After a dark and stormy night the islanders saw early on the following
morning an enormous pirogue stranded on the coral reef on the south side of the island.
The surf soon destroyed the ship, and but a small number of the crew reached the shore in
a boat. On the following day a second large pirogue stranded opposite Paiou. But
this wreck lying on the lee-side of the island, less exposed to the surf, and resting on a
more even ground, remained a longer time without going to pieces. The whole of the crew
escaped in the boats to Paiou, where they built a small vessel, and, after a stay
of five months, once more embarked and were never beard of since. Most likely they had
steered towards New Ireland with the intention of ultimately reaching the Moluccas
or the Philippine Islands, and perished on some unknown reef.
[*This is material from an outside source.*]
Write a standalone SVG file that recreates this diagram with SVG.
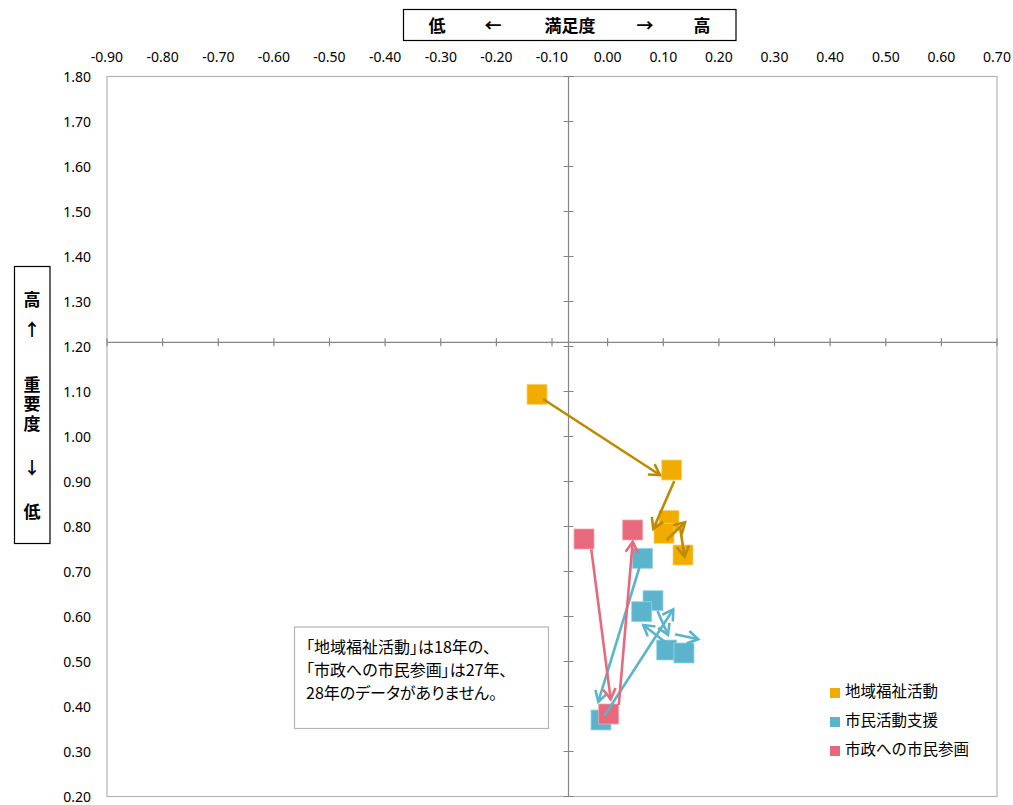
<svg xmlns="http://www.w3.org/2000/svg" width="1013" height="805" viewBox="0 0 1013 805">
<style>
.lbl{font-family:"Noto Sans","Liberation Sans",sans-serif;font-size:14px;fill:#000}
.xl{text-anchor:middle}
.yl{text-anchor:end}
.ttl{font-family:"Noto Sans CJK JP","Noto Sans",sans-serif;font-size:17px;font-weight:bold;fill:#000;text-anchor:middle}
.vt{font-family:"Noto Sans CJK JP","Noto Sans",sans-serif;font-size:17px;font-weight:bold;fill:#000;writing-mode:vertical-rl;text-orientation:upright;letter-spacing:2.5px}
.note{font-family:"Noto Sans CJK JP","Noto Sans",sans-serif;font-size:16px;fill:#000;font-feature-settings:"palt"}
.leg{font-family:"Noto Sans CJK JP","Noto Sans",sans-serif;font-size:15.5px;fill:#000}
.axis{stroke:#868686;stroke-width:1.2;fill:none}
.frame{stroke:#B4B4B4;stroke-width:1.2;fill:none}
.o{fill:#F2AC00;stroke:#F8D27A;stroke-width:0.8}
.b{fill:#5BB4CC;stroke:#9FD3E1;stroke-width:0.8}
.p{fill:#E8687C;stroke:#F2A6B2;stroke-width:0.8}
.ao{stroke:#BF8A00;stroke-width:2.6;fill:none}
.ab{stroke:#5BB4CC;stroke-width:2.6;fill:none}
.ap{stroke:#E8687C;stroke-width:2.6;fill:none}
</style>
<defs>
<marker id="mo" markerUnits="userSpaceOnUse" viewBox="-15 -10 30 20" markerWidth="30" markerHeight="20" refX="0" refY="0" orient="auto"><path d="M-10.5,-6.2 L0,0 L-10.5,6.2" fill="none" stroke="#BF8A00" stroke-width="2.6"/></marker>
<marker id="mb" markerUnits="userSpaceOnUse" viewBox="-15 -10 30 20" markerWidth="30" markerHeight="20" refX="0" refY="0" orient="auto"><path d="M-10.5,-6.2 L0,0 L-10.5,6.2" fill="none" stroke="#5BB4CC" stroke-width="2.6"/></marker>
<marker id="mp" markerUnits="userSpaceOnUse" viewBox="-15 -10 30 20" markerWidth="30" markerHeight="20" refX="0" refY="0" orient="auto"><path d="M-10.5,-6.2 L0,0 L-10.5,6.2" fill="none" stroke="#E8687C" stroke-width="2.6"/></marker>
</defs>
<rect width="1013" height="805" fill="#fff"/>

<g id="title-x">
<rect x="403.5" y="9.5" width="332.5" height="31" fill="#fff" stroke="#000" stroke-width="1.2"/>
<text class="ttl" x="437" y="32">低</text>
<text class="ttl" x="493" y="32">←</text>
<text class="ttl" x="570" y="32">満足度</text>
<text class="ttl" x="645" y="32">→</text>
<text class="ttl" x="702" y="32">高</text>
</g>

<g id="title-y">
<rect x="14.5" y="266.5" width="35.5" height="277" fill="#fff" stroke="#000" stroke-width="1.2"/>
<text class="ttl" x="32" y="306">高</text>
<text class="ttl" x="32" y="336">↑</text>
<text class="vt" x="32" y="376">重要度</text>
<text class="ttl" x="32" y="474">↓</text>
<text class="ttl" x="32" y="518">低</text>
</g>

<g id="x-labels" class="lbl xl">
<text x="107" y="61.5">-0.90</text>
<text x="162.6" y="61.5">-0.80</text>
<text x="218.3" y="61.5">-0.70</text>
<text x="273.9" y="61.5">-0.60</text>
<text x="329.5" y="61.5">-0.50</text>
<text x="385.1" y="61.5">-0.40</text>
<text x="440.8" y="61.5">-0.30</text>
<text x="496.4" y="61.5">-0.20</text>
<text x="552" y="61.5">-0.10</text>
<text x="607.6" y="61.5">0.00</text>
<text x="663.3" y="61.5">0.10</text>
<text x="718.9" y="61.5">0.20</text>
<text x="774.5" y="61.5">0.30</text>
<text x="830.1" y="61.5">0.40</text>
<text x="885.8" y="61.5">0.50</text>
<text x="941.4" y="61.5">0.60</text>
<text x="997" y="61.5">0.70</text>
</g>

<g id="y-labels" class="lbl yl">
<text x="91" y="82">1.80</text>
<text x="91" y="127">1.70</text>
<text x="91" y="172">1.60</text>
<text x="91" y="217">1.50</text>
<text x="91" y="262">1.40</text>
<text x="91" y="307">1.30</text>
<text x="91" y="352">1.20</text>
<text x="91" y="397">1.10</text>
<text x="91" y="442">1.00</text>
<text x="91" y="487">0.90</text>
<text x="91" y="532">0.80</text>
<text x="91" y="577">0.70</text>
<text x="91" y="622">0.60</text>
<text x="91" y="667">0.50</text>
<text x="91" y="712">0.40</text>
<text x="91" y="757">0.30</text>
<text x="91" y="802">0.20</text>
</g>

<g id="plot-frame">
<rect class="frame" x="107" y="76.5" width="890" height="720"/>
</g>

<g id="axes" class="axis">
<line x1="107" y1="342.3" x2="997" y2="342.3"/>
<line x1="568.5" y1="76.5" x2="568.5" y2="796.5"/>
<path d="M107,338.3v8 M162.6,338.3v8 M218.3,338.3v8 M273.9,338.3v8 M329.5,338.3v8 M385.1,338.3v8 M440.8,338.3v8 M496.4,338.3v8 M552,338.3v8 M607.6,338.3v8 M663.3,338.3v8 M718.9,338.3v8 M774.5,338.3v8 M830.1,338.3v8 M885.8,338.3v8 M941.4,338.3v8 M997,338.3v8"/>
<path d="M563.5,76.5h10 M563.5,121.5h10 M563.5,166.5h10 M563.5,211.5h10 M563.5,256.5h10 M563.5,301.5h10 M563.5,346.5h10 M563.5,391.5h10 M563.5,436.5h10 M563.5,481.5h10 M563.5,526.5h10 M563.5,571.5h10 M563.5,616.5h10 M563.5,661.5h10 M563.5,706.5h10 M563.5,751.5h10 M563.5,796.5h10"/>
</g>

<g id="note">
<rect x="294.5" y="627" width="254" height="101.5" fill="#fff" stroke="#B4B4B4" stroke-width="1.2"/>
<text class="note" x="306" y="652.5">「地域福祉活動」は18年の、</text>
<text class="note" x="306" y="675.5">「市政への市民参画」は27年、</text>
<text class="note" x="306" y="698.5">28年のデータがありません。</text>
</g>

<g id="series-chiiki-fukushi">
<rect class="o" x="527" y="384.3" width="20" height="20"/>
<rect class="o" x="661.7" y="460" width="20" height="20"/>
<rect class="o" x="659" y="510.5" width="20" height="20"/>
<rect class="o" x="654" y="523.3" width="20" height="20"/>
<rect class="o" x="673" y="545" width="20" height="20"/>
</g>

<g id="series-shimin-katsudo">
<rect class="b" x="632.5" y="548.3" width="20" height="20"/>
<rect class="b" x="643" y="590.7" width="20" height="20"/>
<rect class="b" x="631.7" y="601.7" width="20" height="20"/>
<rect class="b" x="656.7" y="640" width="20" height="20"/>
<rect class="b" x="674" y="643" width="20" height="20"/>
<rect class="b" x="591" y="710" width="20" height="20"/>
</g>

<g id="series-shisei-sankaku">
<rect class="p" x="574" y="529" width="20" height="20"/>
<rect class="p" x="622.7" y="520" width="20" height="20"/>
<rect class="p" x="598.7" y="704" width="20" height="20"/>
</g>

<g id="connectors">
<line class="ao" x1="543" y1="399" x2="660" y2="475" marker-end="url(#mo)"/>
<line class="ao" x1="674.3" y1="481" x2="653.3" y2="529" marker-end="url(#mo)"/>
<line class="ao" x1="666.7" y1="540" x2="685" y2="522.3" marker-end="url(#mo)"/>
<line class="ao" x1="680" y1="526.7" x2="684.5" y2="556.7" marker-end="url(#mo)"/>
<line class="ab" x1="641.7" y1="560" x2="598.3" y2="701.7" marker-end="url(#mb)"/>
<line class="ab" x1="604.3" y1="716" x2="673.3" y2="609.3" marker-end="url(#mb)"/>
<line class="ab" x1="657.5" y1="611" x2="668" y2="635" marker-end="url(#mb)"/>
<line class="ab" x1="666.7" y1="643.3" x2="643.3" y2="625" marker-end="url(#mb)"/>
<line class="ab" x1="675" y1="634.3" x2="698.3" y2="639.3" marker-end="url(#mb)"/>
<line class="ap" x1="591.3" y1="549.3" x2="610.7" y2="699.3" marker-end="url(#mp)"/>
<line class="ap" x1="618.8" y1="705" x2="632.7" y2="541.7" marker-end="url(#mp)"/>
</g>

<g id="legend">
<rect x="830" y="688" width="10" height="10" fill="#F2AC00"/>
<text class="leg" x="845" y="696.5">地域福祉活動</text>
<rect x="830" y="717" width="10" height="10" fill="#5BB4CC"/>
<text class="leg" x="845" y="725.5">市民活動支援</text>
<rect x="830" y="746" width="10" height="10" fill="#E8687C"/>
<text class="leg" x="845" y="754.5">市政への市民参画</text>
</g>
</svg>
The unhealthy condition of D'Urville's crew prevented him from
extending his researches any further along the western coasts of the Solomon Islands.
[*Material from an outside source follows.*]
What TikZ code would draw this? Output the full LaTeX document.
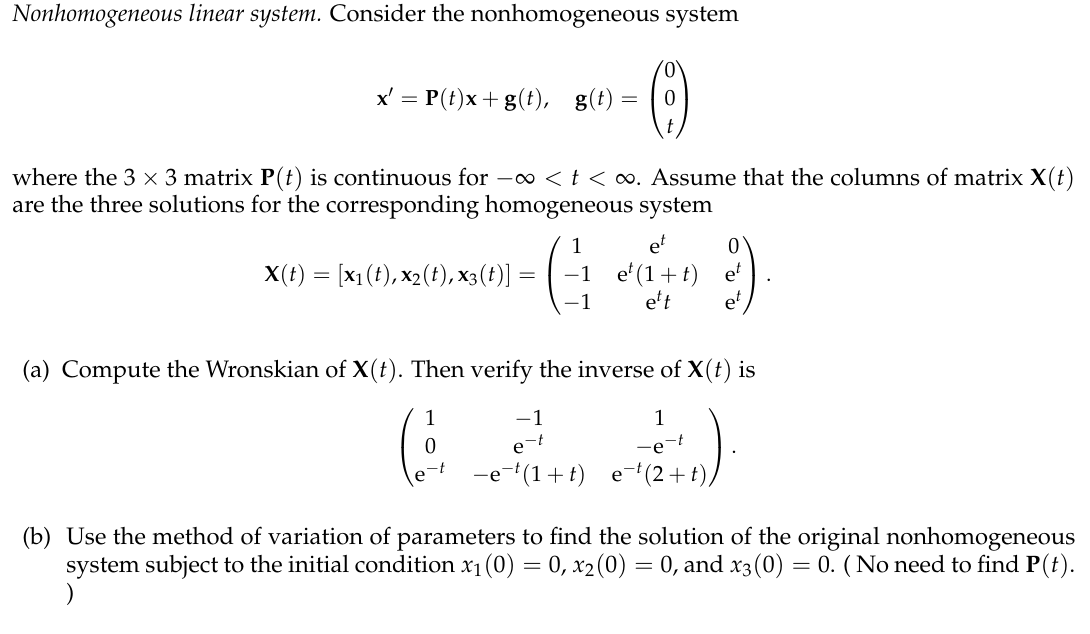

That the stranded vessels were those of La Peyrouse is beyond all doubt; for years
before and after no other large vessels had been lost in those seas. The heavy cannons
could only have belonged to ships of war such as La Peyrouse commanded, and several
of the instruments collected by Captain Dillon evidently belonged to a scientific
expedition.
Before D'Urville left Vanikoro he resolved to raise a
simple monument to the memory of his unfortunate countrymen, a four-sided pyramid resting
on a square base. Neither nails nor iron clasps fastened the coral blocks together, for
fear of awakening the cupidity of the savages, and, if they have kept their word to honor
the Papalangi monument as they would a temple erected to their own gods, it
still reminds the navigator whom chance may lead to that secluded island of the renown and
tragical end of the ill-fated La Peyrouse.